I'm reminded of the tradition of Mother's Day in the United States. An entirely independent tradition to British Mothering Sunday, American Mother's Day was begun as a Mother's Day for Peace in the late nineteenth century by Julia Ward Howe. She wrote an “appeal to womanhood throughout the world” after the American civil war, later known as the “Mother's Day Proclamation.” Those mother's voices were not heard in 1938, but perhaps we can hear them now.

Arise then, women of this day!
Arise all women who have hearts, whether your baptism be that of water or of fears!
Say firmly: “We will not have great questions decided by irrelevant agencies, our husbands shall not come to us, reeking with carnage, for caresses and applause. Our sons shall not be taken from us to unlearn all that we have been able to teach them of charity, mercy and patience.
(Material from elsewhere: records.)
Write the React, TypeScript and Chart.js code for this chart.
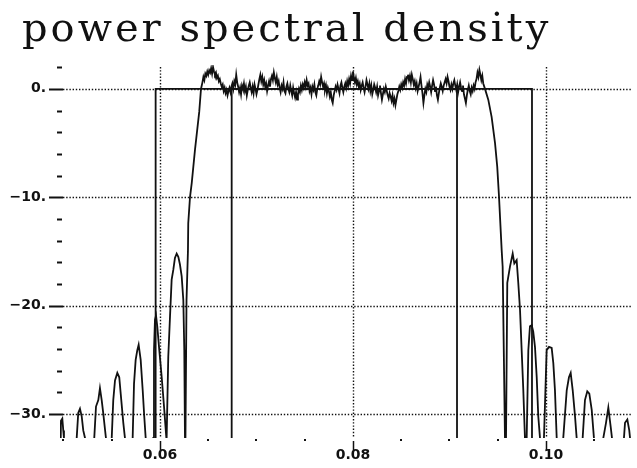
import { useEffect, useRef } from "react";
import { Chart, registerables } from "chart.js";

Chart.register(...registerables);

const TITLE = "power spectral density";

const X_MIN = 0.04964;
const X_MAX = 0.10881;
const Y_MIN = -32.2;
const Y_MAX = 2.2;

const X_MAJOR = [0.06, 0.08, 0.1];
const X_LABELS = ["0.06", "0.08", "0.10"];
const X_MINOR = [0.05, 0.055, 0.065, 0.07, 0.075, 0.085, 0.09, 0.095, 0.105];
const Y_MAJOR = [0, -10, -20, -30];
const Y_LABELS = ["0.", "\u221210.", "\u221220.", "\u221230."];
const Y_MINOR = [2, -2, -4, -6, -8, -12, -14, -16, -18, -22, -24, -26, -28];

// left side lobes + rising edge (frequency, dB)
const LEFT_FREQ = [
  0.0496, 0.04974, 0.04988, 0.04998, 0.05005, 0.0506,
  0.05137, 0.05153, 0.05171, 0.05189, 0.05205, 0.05223, 0.0527,
  0.05319, 0.05337, 0.05361, 0.05378, 0.05396, 0.05412, 0.0544, 0.0547,
  0.055, 0.05516, 0.05534, 0.05558, 0.05578, 0.05596, 0.0562, 0.05637, 0.0568,
  0.05717, 0.05731, 0.05748, 0.05765, 0.05779, 0.058, 0.05821, 0.05837, 0.05852, 0.0589,
  0.05931, 0.05938, 0.05948, 0.05959, 0.05972, 0.05993, 0.06018, 0.06042, 0.06066, 0.06068,
  0.0607, 0.06086, 0.06104, 0.06121, 0.06138, 0.06155, 0.06173, 0.0619, 0.06207, 0.06225, 0.06242, 0.06252, 0.06259, 0.06262,
  0.06264, 0.06275, 0.0629, 0.06293, 0.06311, 0.06329, 0.06363, 0.06407, 0.06425,
];
const LEFT_DB = [
  -40, -30.6, -30.4, -31.5, -32.2, -40,
  -32.2, -29.9, -29.5, -30.2, -31.5, -32.2, -40,
  -32.2, -29.3, -28.7, -27.6, -28.7, -29.9, -32.2, -40,
  -32.2, -28.7, -26.9, -26.2, -26.6, -28.4, -30.8, -32.2, -40,
  -32.2, -27.2, -25.0, -24.1, -23.6, -25.0, -27.8, -30.2, -32.2, -40,
  -32.2, -24.1, -21.3, -20.9, -21.9, -24.1, -26.6, -29.3, -32.2, -38,
  -32.2, -24.7, -21.0, -17.6, -16.7, -15.6, -15.2, -15.5, -16.2, -17.3, -19.5, -24.1, -32.2, -38,
  -32.2, -19.5, -14.9, -12.4, -10.0, -8.7, -5.6, -2.1, 0.0,
];

// pass band, sampled every PASS_STEP from PASS_START
const PASS_START = 0.0643;
const PASS_STEP = 0.0001;
const PASS_DB = [
  0.2, 0.6, 1.1, 0.8, 1.4, 1.2, 1.6, 1.3, 1.7, 1.5,
  1.9, 1.4, 2.0, 1.6, 1.3, 1.5, 1.0, 1.2, 0.7, 0.9,
  0.5, 0.2, 0.4, -0.2, 0.1, -0.4, -0.1, -0.6, -0.2, 0.1,
  -0.3, 0.2, 0.5, 0.0, 0.7, 0.4, 1.3, 0.6, 0.2, -0.3,
  0.1, -0.5, 0.3, 0.0, 0.5, -0.2, 0.2, -0.6, -0.1, 0.3,
  0.6, 0.1, -0.3, 0.2, -0.4, 0.4, 0.0, -0.5, -0.1, 0.4,
  0.9, 1.3, 0.7, 1.1, 0.4, 0.8, 0.2, 0.5, -0.2, 0.3,
  0.7, 0.2, 0.9, 1.2, 0.8, 1.5, 1.0, 0.6, 1.1, 0.4,
  0.7, 0.1, -0.3, 0.3, 0.0, 0.6, -0.2, -0.4, 0.2, 0.5,
  0.0, -0.3, 0.3, -0.2, -0.6, 0.1, -0.4, -0.8, -0.3, -1.0,
  -0.5, 0.0, -0.3, 0.3, -0.1, 0.4, 0.1, 0.6, 0.2, 0.8,
  0.3, 0.5, -0.2, 0.1, -0.5, 0.2, -0.1, 0.4, -0.3, -0.6,
  0.0, 0.3, 0.7, 0.4, 1.1, 0.6, 0.2, 0.5, -0.1, 0.3,
  -0.4, 0.1, -0.2, -0.7, -0.3, -1.0, -1.3, -0.6, -0.2, 0.2,
  -0.1, 0.4, 0.0, -0.4, 0.3, 0.6, 0.1, -0.3, 0.2, 0.5,
  0.1, 0.7, 0.3, 0.9, 0.5, 1.2, 0.8, 1.6, 1.0, 0.6,
  1.0, 0.4, 0.7, 0.2, 0.5, -0.1, 0.3, 0.6, 0.1, -0.3,
  0.2, 0.8, 0.4, 0.0, 0.5, -0.2, 0.3, -0.5, -0.1, 0.4,
  0.1, -0.3, 0.2, -0.6, -0.2, 0.3, -0.4, -1.0, -0.5, 0.0,
  -0.3, 0.2, -0.2, -0.6, -0.9, -0.4, -0.7, -1.1, -0.6, -1.3,
  -0.9, -1.5, -1.0, -0.5, -0.2, 0.2, -0.1, 0.4, 0.1, 0.6,
  0.3, 0.9, 0.5, 1.1, 1.3, 0.8, 1.2, 0.6, 1.3, 0.9,
  0.4, 0.7, 0.1, 0.5, -0.2, 0.2, 0.6, 1.1, 0.3, -0.4,
  -1.3, -0.6, 0.0, -0.3, 0.4, 0.1, 0.6, 0.2, -0.3, 0.3,
  0.8, 0.4, -0.2, 0.2, -0.6, -1.0, -0.4, 0.1, 0.5, 0.2,
  -0.2, 0.3, 0.6, 0.9, 0.5, 1.1, 0.7, 0.2, -0.1, 0.4,
  0.0, 0.5, 0.8, 0.3, -0.1, 0.4, -0.3, 0.2, 0.6, 0.1,
  -0.2, 0.3, -0.5, -0.9, -1.3, -0.6, -0.1, 0.3, -0.2, -0.5,
  0.1, -0.2, 0.3, 0.0, 0.6, 0.9, 1.5, 1.1, 1.75, 1.3,
  0.8, 1.2, 0.5,
];

// falling edge + right side lobes
const RIGHT_FREQ = [
  0.09368, 0.09402, 0.09437, 0.09472, 0.09495, 0.09513, 0.09541, 0.09551, 0.09575, 0.0958,
  0.09586, 0.09599, 0.09627, 0.09655, 0.09672, 0.09696, 0.09713, 0.09731, 0.09748, 0.09765, 0.09782, 0.09791,
  0.098, 0.09817, 0.09834, 0.09852, 0.09868, 0.09886, 0.09904, 0.0992, 0.09938, 0.0996,
  0.09979, 0.10007, 0.10031, 0.10059, 0.10076, 0.10093, 0.10111, 0.10145,
  0.10179, 0.10215, 0.10238, 0.10256, 0.10277, 0.10301, 0.10318, 0.1035,
  0.1038, 0.10404, 0.10428, 0.10449, 0.10474, 0.10497, 0.10545,
  0.10594, 0.10622, 0.10646, 0.10671, 0.10684, 0.10745,
  0.10808, 0.10819, 0.10843, 0.10863, 0.10871, 0.1089,
];
const RIGHT_DB = [
  0.0, -1.0, -2.6, -5.0, -7.2, -9.9, -14.9, -16.4, -32.2, -38,
  -32.2, -17.9, -16.4, -15.2, -16.1, -15.8, -17.9, -20.4, -24.1, -27.8, -32.2, -38,
  -32.2, -24.1, -21.9, -21.8, -22.4, -23.8, -26.6, -30.2, -32.2, -40,
  -32.2, -24.1, -23.8, -23.9, -25.3, -27.8, -32.2, -40,
  -32.2, -27.8, -26.6, -26.2, -27.8, -30.2, -32.2, -40,
  -32.2, -28.7, -27.9, -28.1, -29.6, -32.2, -40,
  -32.2, -30.8, -29.4, -31.2, -32.2, -40,
  -32.2, -30.8, -30.5, -31.5, -32.2, -40,
];

// filter masks
const OUTER_MASK_FREQ = [0.05955, 0.05955, 0.09855, 0.09855];
const OUTER_MASK_DB = [-32.2, 0, 0, -32.2];
const INNER_MASK_FREQ = [0.06743, 0.06743, 0.09078, 0.09078];
const INNER_MASK_DB = [-32.2, 0, 0, -32.2];

const INK = "#111";

function buildPsd() {
  const pts: { x: number; y: number }[] = [];
  LEFT_FREQ.forEach((f, i) => pts.push({ x: f, y: LEFT_DB[i] }));
  PASS_DB.forEach((d, i) => pts.push({ x: PASS_START + i * PASS_STEP, y: d }));
  RIGHT_FREQ.forEach((f, i) => pts.push({ x: f, y: RIGHT_DB[i] }));
  return pts;
}

const decorPlugin = {
  id: "psdDecor",
  beforeDatasetsDraw(chart: any) {
    const { ctx, chartArea: a, scales } = chart;
    const x = scales.x;
    const y = scales.y;
    ctx.save();
    ctx.strokeStyle = "#111";
    ctx.lineWidth = 1.4;
    ctx.setLineDash([1.4, 1.8]);
    for (const v of Y_MAJOR) {
      const py = Math.round(y.getPixelForValue(v)) + 0.5;
      ctx.beginPath();
      ctx.moveTo(a.left + 3, py);
      ctx.lineTo(a.right, py);
      ctx.stroke();
    }
    for (const v of X_MAJOR) {
      const px = Math.round(x.getPixelForValue(v)) + 0.5;
      ctx.beginPath();
      ctx.moveTo(px, a.top + 2);
      ctx.lineTo(px, a.bottom);
      ctx.stroke();
    }
    ctx.setLineDash([]);
    ctx.strokeStyle = INK;
    ctx.fillStyle = INK;
    ctx.lineWidth = 2;
    for (const v of Y_MAJOR) {
      const py = Math.round(y.getPixelForValue(v)) + 0.5;
      ctx.beginPath();
      ctx.moveTo(a.left - 11, py);
      ctx.lineTo(a.left + 3, py);
      ctx.stroke();
    }
    for (const v of Y_MINOR) {
      const py = Math.round(y.getPixelForValue(v)) + 0.5;
      ctx.beginPath();
      ctx.moveTo(a.left - 3, py);
      ctx.lineTo(a.left + 2, py);
      ctx.stroke();
    }
    for (const v of X_MINOR) {
      const px = Math.round(x.getPixelForValue(v));
      ctx.fillRect(px - 1, a.bottom + 1, 2, 2);
    }
    ctx.lineWidth = 1.5;
    for (const v of X_MAJOR) {
      const px = Math.round(x.getPixelForValue(v)) + 0.5;
      ctx.beginPath();
      ctx.moveTo(px, a.bottom + 3);
      ctx.lineTo(px, a.bottom + 12);
      ctx.stroke();
    }
    ctx.restore();
  },
  afterDraw(chart: any) {
    const { ctx } = chart;
    ctx.save();
    ctx.fillStyle = INK;
    ctx.font = '40px "DejaVu Serif"';
    (ctx as any).letterSpacing = "3px";
    ctx.textBaseline = "alphabetic";
    ctx.textAlign = "left";
    ctx.fillText(TITLE, 22, 41);
    ctx.restore();
  },
};

export default function App() {
  const ref = useRef<HTMLCanvasElement | null>(null);

  useEffect(() => {
    if (!ref.current) return;
    const lineDs = (data: { x: number; y: number }[], w: number) => ({
      data,
      showLine: true,
      borderColor: INK,
      backgroundColor: INK,
      borderWidth: w,
      pointRadius: 0,
      tension: 0,
      fill: false,
    });
    const chart = new Chart(ref.current, {
      type: "scatter",
      data: {
        datasets: [
          lineDs(buildPsd(), 1.8),
          lineDs(OUTER_MASK_FREQ.map((f, i) => ({ x: f, y: OUTER_MASK_DB[i] })), 1.8),
          lineDs(INNER_MASK_FREQ.map((f, i) => ({ x: f, y: INNER_MASK_DB[i] })), 1.8),
        ],
      },
      options: {
        responsive: false,
        animation: false,
        devicePixelRatio: 1,
        events: [],
        layout: { padding: { top: 65, right: 6, left: 0, bottom: 0 } },
        plugins: {
          legend: { display: false },
          tooltip: { enabled: false },
          title: { display: false },
        },
        scales: {
          x: {
            type: "linear",
            min: X_MIN,
            max: X_MAX,
            afterFit: (s: any) => {
              s.height = 30;
            },
            afterBuildTicks: (s: any) => {
              s.ticks = X_MAJOR.map((v) => ({ value: v }));
            },
            grid: { display: false, drawTicks: false, tickLength: 0 },
            border: { display: false },
            ticks: {
              callback: (_v: any, i: number) => X_LABELS[i],
              autoSkip: false,
              maxRotation: 0,
              padding: 9,
              color: INK,
              font: { family: "DejaVu Sans", weight: "bold", size: 14 },
            },
          },
          y: {
            type: "linear",
            min: Y_MIN,
            max: Y_MAX,
            afterFit: (s: any) => {
              s.width = 60;
            },
            afterBuildTicks: (s: any) => {
              s.ticks = Y_MAJOR.map((v) => ({ value: v }));
            },
            grid: { display: false, drawTicks: false, tickLength: 0 },
            border: { display: false },
            ticks: {
              callback: (_v: any, i: number) => Y_LABELS[i],
              autoSkip: false,
              padding: 14,
              color: INK,
              font: { family: "DejaVu Sans", weight: "bold", size: 14 },
            },
          },
        },
      } as any,
      plugins: [decorPlugin],
    });
    return () => chart.destroy();
  }, []);

  return (
    <div style={{ position: "absolute", left: 0, top: 0, width: 637, height: 468, background: "#fff" }}>
      <canvas ref={ref} width={637} height={468} style={{ display: "block" }} />
    </div>
  );
}
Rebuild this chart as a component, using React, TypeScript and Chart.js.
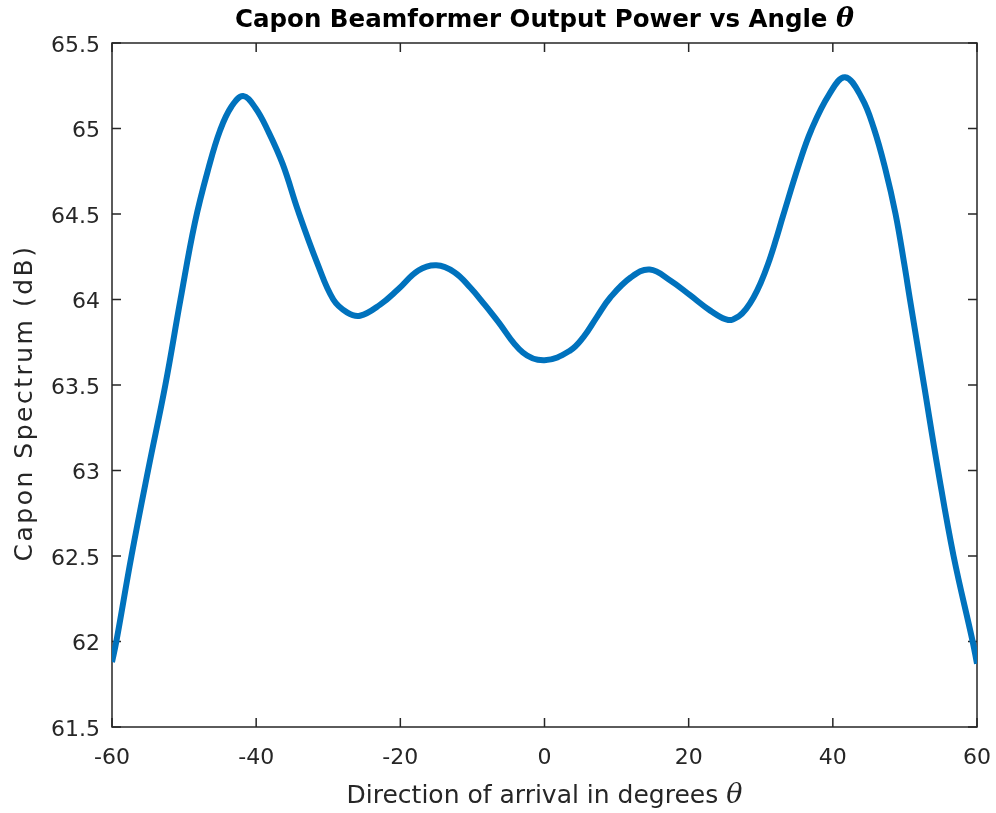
import React, { useEffect, useRef } from "react";
import { Chart, registerables } from "chart.js";

Chart.register(...registerables);

// Direction of arrival (degrees)
const angles = [
  -60, -59.4, -57.3, -55, -52.6, -50.5, -48.5, -46.6, -45, -43.4, -41.8, -40.1,
  -38.4, -36.3, -34.2, -31.5, -29.3, -27.4, -25.6, -22.8, -20.3, -17.5, -15,
  -12.5, -10.3, -8.3, -6.6, -3, 0, 3.5, 5.4, 7.3, 9.1, 12, 14.6, 17.5, 20.2, 23,
  25.5, 27, 28, 29, 30, 31, 32, 33.1, 35.3, 37, 39.5, 41.7, 44, 45.7, 47.3, 48.7,
  49.9, 50.7, 52.65, 54.6, 56.75, 59.4, 60,
];

// Capon spectrum (dB)
const power = [
  61.88, 62.0, 62.5, 63.0, 63.5, 64.0, 64.45, 64.77, 64.99, 65.13, 65.19, 65.12,
  64.99, 64.79, 64.52, 64.21, 64.0, 63.925, 63.905, 63.97, 64.06, 64.17, 64.2,
  64.16, 64.07, 63.97, 63.88, 63.69, 63.645, 63.7, 63.78, 63.9, 64.01, 64.13, 64.175, 64.11, 64.025, 63.935,
  63.88, 63.904, 63.947, 64.012, 64.098, 64.206, 64.335, 64.49, 64.79, 64.99, 65.2, 65.3, 65.18, 65.0, 64.76, 64.5,
  64.21, 64.0, 63.5, 63.0, 62.5, 62.0, 61.87,
];

const xRange = [-60, 60];
const xStep = 20;
const yRange = [61.5, 65.5];
const yStep = 0.5;

const titleText = "Capon Beamformer Output Power vs Angle ";
const xLabelText = "Direction of arrival in degrees ";
const thetaSymbol = "θ";
const yLabelText = "Capon Spectrum (dB)";

const AXIS_COLOR = "#262626";
const LINE_COLOR = "#0072BD";
const SANS = "'DejaVu Sans', sans-serif";
const SERIF = "'DejaVu Serif', serif";

const framePlugin = {
  id: "matlabFrame",
  beforeDatasetsDraw(chart: any) {
    const { ctx, chartArea, scales } = chart;
    const { left, right, top, bottom } = chartArea;
    ctx.save();
    ctx.strokeStyle = AXIS_COLOR;
    ctx.lineWidth = 1.5;
    ctx.strokeRect(left, top, right - left, bottom - top);
    const len = 9;
    ctx.beginPath();
    for (const t of scales.x.ticks) {
      const px = scales.x.getPixelForValue(t.value);
      ctx.moveTo(px, bottom);
      ctx.lineTo(px, bottom - len);
      ctx.moveTo(px, top);
      ctx.lineTo(px, top + len);
    }
    for (const t of scales.y.ticks) {
      const py = scales.y.getPixelForValue(t.value);
      ctx.moveTo(left, py);
      ctx.lineTo(left + len, py);
      ctx.moveTo(right, py);
      ctx.lineTo(right - len, py);
    }
    ctx.stroke();
    ctx.restore();
  },
  afterDraw(chart: any) {
    const { ctx, chartArea } = chart;
    const { left, right, top, bottom } = chartArea;
    const cx = (left + right) / 2;
    ctx.save();
    ctx.textAlign = "left";
    ctx.textBaseline = "alphabetic";

    // Title
    const tMain = `bold 24.5px ${SANS}`;
    const tTheta = `italic bold 27px ${SERIF}`;
    ctx.font = tMain;
    const w1 = ctx.measureText(titleText).width;
    ctx.font = tTheta;
    const w2 = ctx.measureText(thetaSymbol).width;
    let x0 = cx - (w1 + w2) / 2;
    ctx.fillStyle = "#000000";
    ctx.font = tMain;
    ctx.fillText(titleText, x0, top - 16);
    ctx.font = tTheta;
    ctx.fillText(thetaSymbol, x0 + w1, top - 16);

    // X label
    const xMain = `25px ${SANS}`;
    const xTheta = `italic 27px ${SERIF}`;
    ctx.font = xMain;
    const w3 = ctx.measureText(xLabelText).width;
    ctx.font = xTheta;
    const w4 = ctx.measureText(thetaSymbol).width;
    x0 = cx - (w3 + w4) / 2;
    ctx.fillStyle = AXIS_COLOR;
    ctx.font = xMain;
    ctx.fillText(xLabelText, x0, bottom + 76);
    ctx.font = xTheta;
    ctx.fillText(thetaSymbol, x0 + w3, bottom + 76);

    // Y label
    ctx.translate(32, (top + bottom) / 2 + 18);
    ctx.rotate(-Math.PI / 2);
    ctx.font = `25px ${SANS}`;
    try {
      (ctx as any).letterSpacing = "2.5px";
    } catch (e) {}
    ctx.textAlign = "center";
    ctx.fillText(yLabelText, 0, 0);
    ctx.restore();
  },
};

export default function App() {
  const canvasRef = useRef<HTMLCanvasElement | null>(null);

  useEffect(() => {
    document.body.style.margin = "0";
    const canvas = canvasRef.current;
    if (!canvas) return;
    const data = angles.map((a, i) => ({ x: a, y: power[i] }));
    const chart = new Chart(canvas, {
      type: "line",
      data: {
        datasets: [
          {
            data,
            borderColor: LINE_COLOR,
            backgroundColor: LINE_COLOR,
            borderWidth: 6,
            pointRadius: 0,
            fill: false,
            tension: 0.4,
            borderCapStyle: "butt",
            borderJoinStyle: "round",
          },
        ],
      },
      options: {
        animation: false,
        responsive: true,
        maintainAspectRatio: false,
        devicePixelRatio: 1,
        layout: { padding: { top: 43, right: 19, left: 0, bottom: 0 } },
        plugins: {
          legend: { display: false },
          title: { display: false },
          tooltip: { enabled: false },
        },
        scales: {
          x: {
            type: "linear",
            min: xRange[0],
            max: xRange[1],
            ticks: {
              stepSize: xStep,
              color: AXIS_COLOR,
              font: { family: SANS, size: 22 },
              padding: 18,
              maxRotation: 0,
              callback: (v: any) => String(Number(v)),
            },
            grid: { display: false, drawTicks: false },
            border: { display: false },
            afterFit: (s: any) => {
              s.height = 86;
              s.paddingLeft = 0;
              s.paddingRight = 0;
            },
          },
          y: {
            type: "linear",
            min: yRange[0],
            max: yRange[1],
            ticks: {
              stepSize: yStep,
              color: AXIS_COLOR,
              font: { family: SANS, size: 22 },
              padding: 12,
              labelOffset: 3,
              callback: (v: any) => String(Math.round(Number(v) * 10) / 10),
            },
            grid: { display: false, drawTicks: false },
            border: { display: false },
            afterFit: (s: any) => {
              s.width = 112;
              s.paddingTop = 0;
              s.paddingBottom = 0;
            },
          },
        },
      },
      plugins: [framePlugin],
    });
    return () => chart.destroy();
  }, []);

  return (
    <div style={{ position: "relative", width: 996, height: 813, background: "#fff" }}>
      <canvas ref={canvasRef} />
    </div>
  );
}
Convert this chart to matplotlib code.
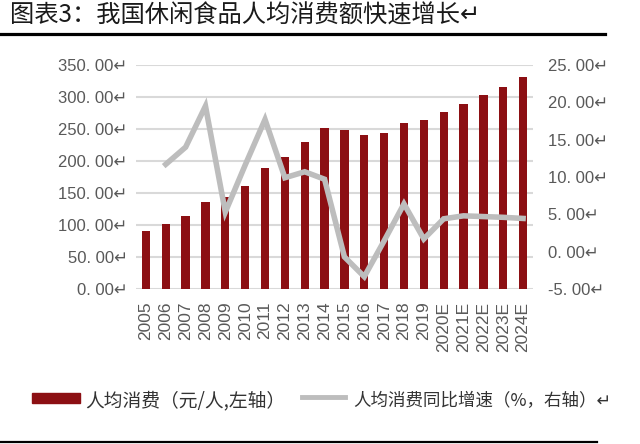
import matplotlib
matplotlib.use("Agg")
import matplotlib.pyplot as plt
from matplotlib.patches import Rectangle
from matplotlib.lines import Line2D
import numpy as np

years = ["2005", "2006", "2007", "2008", "2009", "2010", "2011", "2012", "2013", "2014",
         "2015", "2016", "2017", "2018", "2019", "2020E", "2021E", "2022E", "2023E", "2024E"]
per_capita = [90.5, 101, 114.5, 136, 143, 161.5, 189.5, 206.5, 229, 251,
              248, 240.5, 244, 260, 264.5, 276.5, 289.5, 302.5, 315.5, 330.5]
growth = [np.nan, 11.7, 14.0, 19.5, 5.3, 11.6, 17.7, 9.9, 10.7, 9.7,
          -0.7, -3.35, 1.45, 6.4, 1.7, 4.4, 4.8, 4.7, 4.6, 4.45]

left_ticks = [0, 50, 100, 150, 200, 250, 300, 350]
right_ticks = [-5, 0, 5, 10, 15, 20, 25]

title = "图表3：我国休闲食品人均消费额快速增长↵"
legend_bar = "人均消费（元/人,左轴）"
legend_line = "人均消费同比增速（%，右轴）↵"

W, H = 640, 444
fig = plt.figure(figsize=(W / 100, H / 100), dpi=100)
fig.patch.set_facecolor("white")

ax = fig.add_axes([136 / W, 1 - 289 / H, (533 - 136) / W, (289 - 65) / H])
x = np.arange(len(years))
bar_color = "#8C0F13"
line_color = "#BDBDBD"
tick_color = "#595959"
num_font = ["Liberation Sans", "DejaVu Sans"]
cjk_font = ["Noto Sans CJK SC", "DejaVu Sans"]

ax.bar(x, per_capita, width=0.42, color=bar_color, zorder=3)
ax.set_xlim(-0.5, len(years) - 0.5)
ax.set_ylim(0, 350)
ax.set_yticks(left_ticks)
ax.set_yticklabels([f"{v:.2f}".replace(".", ". ") + "↵" for v in left_ticks],
                   family=num_font, fontsize=12, color=tick_color)
ax.set_xticks(x)
ax.set_xticklabels(years, rotation=90, family=num_font, fontsize=12.5, color=tick_color)
ax.tick_params(axis="y", length=0, pad=6)
ax.tick_params(axis="x", length=0, pad=9)
ax.grid(axis="y", color="#D9D9D9", linewidth=1.5, zorder=0)
ax.set_axisbelow(True)
for s in ax.spines.values():
    s.set_visible(False)

ax2 = ax.twinx()
ax2.plot(x, growth, color=line_color, linewidth=4.0, zorder=4, solid_joinstyle="miter")
ax2.set_ylim(-5, 25)
ax2.set_yticks(right_ticks)
ax2.set_yticklabels([f"{v:.2f}".replace(".", ". ") + "↵" for v in right_ticks],
                    family=num_font, fontsize=12, color=tick_color)
ax2.tick_params(axis="y", length=0, pad=11)
for s in ax2.spines.values():
    s.set_visible(False)

# title and rules
fig.text(10 / W, 1 - 16 / H, title, family=cjk_font, fontsize=17.5, color="#1a1a1a",
         va="center", ha="left")
fig.add_artist(Line2D([0, 605 / W], [1 - 34.5 / H, 1 - 34.5 / H], color="black",
                      linewidth=2.3, transform=fig.transFigure))
fig.add_artist(Line2D([0, 597 / W], [1 - 442 / H, 1 - 442 / H], color="black",
                      linewidth=1.6, transform=fig.transFigure))

# legend
fig.add_artist(Rectangle((32 / W, 1 - 403 / H), 48 / W, 10 / H, color=bar_color,
                         transform=fig.transFigure))
fig.text(85 / W, 1 - 401 / H, legend_bar, family=cjk_font, fontsize=13.5,
         color="#333333", va="center", ha="left")
fig.add_artist(Line2D([302 / W, 345 / W], [1 - 397 / H, 1 - 397 / H], color=line_color,
                      linewidth=3.5, transform=fig.transFigure))
fig.text(353 / W, 1 - 401 / H, legend_line, family=cjk_font, fontsize=12.6,
         color="#333333", va="center", ha="left")

fig.savefig("out.png", dpi=100)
We women of one country will be too tender of those of another country to allow our sons to be trained to injure theirs.”
From the bosom of the devastated earth a voice goes up with our own. It says, “Disarm, Disarm!” The sword of murder is not the balance of justice! Blood does not wipe out dishonor nor violence indicate possession.
As men have often forsaken the plow and the anvil at the summons of war, let women now leave all that may be left of home for a great and earnest day of counsel. Let them meet first as women, to bewail and commemorate the dead. Let them solemnly take counsel with each other as the means whereby the great human family can live in peace, and each bearing after her own time the sacred impress, not of Caesar, but of God.